Very much so. But Taj has been known to manage, operate, and care for real palaces in India and other parts of the world, so we have a tradition of being a caretaker of properties. There were three guiding principles for the renovation: we wanted to maintain the heart, the soul, and the spirit of the property; we wanted to gently nudge it into the 21st century, in terms of decor and technology; and we wanted to bring subtle hints of India to complement our Taj presence and heritage.

In a city like New York with so many great stand-alone restaurants, what restaurant concept made sense for The Pierre?

We had a choice when we closed the hotel to look for a three-star concept or something that would work in this neighborhood so patrons on the Upper East Side could come two or three times a week for lunch or dinner – that is what I wanted.

I have been very fortunate to have found a partner with Caprice Holdings, particularly with the owner Richard Caring. He was very interested in expanding what is a fantastic brand in the U.K. that hadn’t been moved anywhere outside of London. So the concept has a proven track record, and even throughout the recession, is still looked upon as a great value. People don’t mind spending money if they feel they’re getting value for it – they don’t want the feeling they’re being taken advantage of right now. We have great service and great food at reasonable prices.

How did the restaurant concept lead you to the bar concept?

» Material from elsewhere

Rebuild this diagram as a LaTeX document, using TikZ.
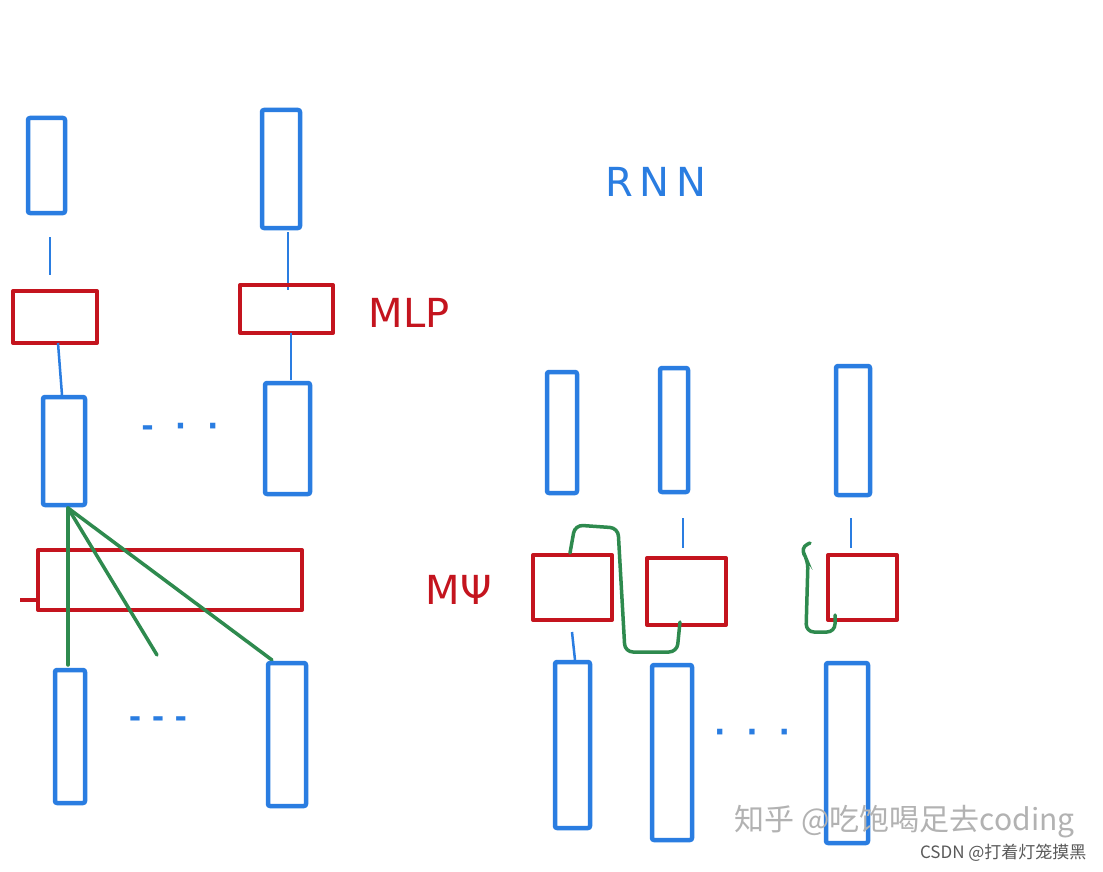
\documentclass[tikz,border=0pt]{standalone}
\usepackage{fontspec}
\newfontfamily\cjk{Noto Sans CJK SC}
\newfontfamily\djv{DejaVu Sans}
\definecolor{pb}{HTML}{2A7DE1}
\definecolor{pr}{HTML}{C4141E}
\definecolor{pg}{HTML}{2E8A4E}
\begin{document}
\begin{tikzpicture}[x=1pt,y=-1pt,
  bb/.style={draw=pb,line width=4.5pt,line join=round,rounded corners=2pt},
  rb/.style={draw=pr,line width=4pt,line join=round},
  gl/.style={draw=pg,line width=3.5pt,line cap=round,rounded corners=8pt},
  bl/.style={draw=pb,line width=2.5pt},
  lab/.style={font=\djv\fontsize{40}{40}\selectfont},
  dots/.style={font=\djv\bfseries\fontsize{30}{30}\selectfont,text=pb}]
\useasboundingbox[fill=white] (0,0) rectangle (1103,872);
% left top
\draw[bb] (28,118) rectangle (65,213);
\draw[bl] (50,237) -- (50,275);
\draw[rb] (13,291) rectangle (97,343);
\draw[bl] (58,343) -- (62,395);
\draw[bb] (43,397) rectangle (85,505);
\node[dots] (d1) at (180,430) {-\ \ ·\ \ ·};
\draw[bb] (262,110) rectangle (300,228);
\draw[bl] (288,232) -- (288,290);
\draw[rb] (240,285) rectangle (333,333);
\draw[bl] (291,333) -- (291,380);
\draw[bb] (265,383) rectangle (310,494);
\node[pr,lab,anchor=west] (mlp) at (365,313) {MLP};
% left bottom
\draw[rb] (38,550) rectangle (302,610);
\draw[rb] (20,600) -- (38,600);
\draw[gl] (68,508) -- (68,665);
\draw[gl] (68,508) -- (157,655);
\draw[gl] (68,508) -- (272,660);
\draw[bb] (55,670) rectangle (85,803);
\draw[bb] (268,663) rectangle (306,806);
\node[dots] (d2) at (158,722) {-\ -\ -};
% right
\node[pb,lab,anchor=west] (rnn) at (602,182) {R\,N\,N};
\draw[bb] (547,372) rectangle (577,493);
\draw[bb] (660,368) rectangle (688,492);
\draw[bb] (836,366) rectangle (870,495);
\draw[bl] (683,518) -- (683,548);
\draw[bl] (851,518) -- (851,548);
\draw[rb] (533,555) rectangle (612,620);
\draw[rb] (647,558) rectangle (726,625);
\draw[rb] (828,555) rectangle (897,620);
\node[pr,lab,anchor=west] (mpsi) at (422,590) {MΨ};
\draw[bl] (572,632) -- (575,660);
\draw[gl] (570,553) -- (575,525) -- (618,528) -- (625,652) -- (677,652) -- (680,622);
\draw[gl] (810,543) -- (800,548) -- (808,560) -- (806,632) -- (835,632) -- (835,615);
\draw[bb] (555,662) rectangle (590,828);
\draw[bb] (652,665) rectangle (692,840);
\draw[bb] (826,663) rectangle (868,843);
\node[dots] (d3) at (752,736) {·\ \ ·\ \ ·};
% watermark
\node[gray!60,font=\cjk\fontsize{30}{30}\selectfont,anchor=east] (w1) at (1078,822) {知乎 @吃饱喝足去coding};
\node[gray!70!black,font=\cjk\fontsize{17}{17}\selectfont,anchor=east] (w2) at (1090,853) {CSDN @打着灯笼摸黑};
\end{tikzpicture}
\end{document}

Le Caprice restaurant features an eat-in bar, where people, especially if they travel by themselves, feel more comfortable rather than sitting alone at a restaurant table. Previously, The Café Pierre had the bar in the front and the restaurant in the back and, having to incorporate both spaces into the new Le Caprice, we realized that we needed to find space for a bar elsewhere in the hotel. There has always been a wonderful room right off the lobby that used to be the executive office for many years, and it maintains some of the original details and moldings, so it was an easy choice to put a bar in there and enhance the feel of the lobby. It was meant to be a lounge/bar where people during the day can meet with friends for coffee, and in the evening, have a wonderful bar atmosphere.

With so many loyal guests over the years, how critical has it been to retain the talent that has been with The Pierre for many years?

Very important. In the end, it’s all about recognition and having the sense of homecoming for many of our loyal guests. If you have an organization like this – and Taj is an organization that is definitely going to grow further in the states and in the Western world – it’s great to not just keep talent but also to develop talent for new positions and challenges at The Pierre or in the other properties we have.